Parfois l'agresseur, pour se donner bonne conscience, se persuade qu'il va pouvoir donner du plaisir à la personne harcelée.

       Il est donc primordiale que l'on casse l'image trop souvent répandue dans les mauvais films et mauvais romans de l' héroïne qui d'abord résiste et qui finit par succomber aux pressions insistantes d'un bellâtre en mal de virilité. La première règle à inculquer lors des cours d' éducation sexuelle est d'expliquer l'impérieuse nécessité d'un consentement réciproque et explicite sans fausse pudeur. Un baiser volé ou une main baladeuse doivent être stigmatisés comme des signes d'une méprisable goujaterie et don Juan doit être montré comme un pervers narcissique et non comme un héros séducteur.

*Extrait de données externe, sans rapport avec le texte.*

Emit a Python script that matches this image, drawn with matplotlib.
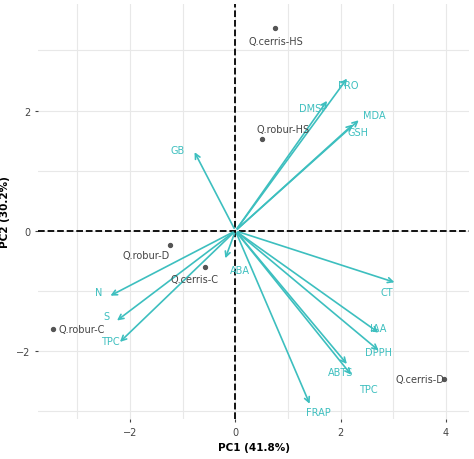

       Les viols, agression et harcèlement sexuels sont inexcusables mais ils ne sauraient justifier les excès médiatiques auxquels on assiste aujourd'hui et ne sauraient être une solution acceptable pour réparer le préjudice des victimes. La seule vraie solution est dans l' éducation dés le plus jeune âge au respect de l' autre. Au lieu d'y voire des marques de sexisme, l'apprentissage de la politesse et de la galanterie doivent être un rempart efficace contre la muflerie et l'indélicatesse des hommes . Le respect n'interdit pas la passion mais celle-ci, aussi forte soit-elle n'excuse pas la brutalité.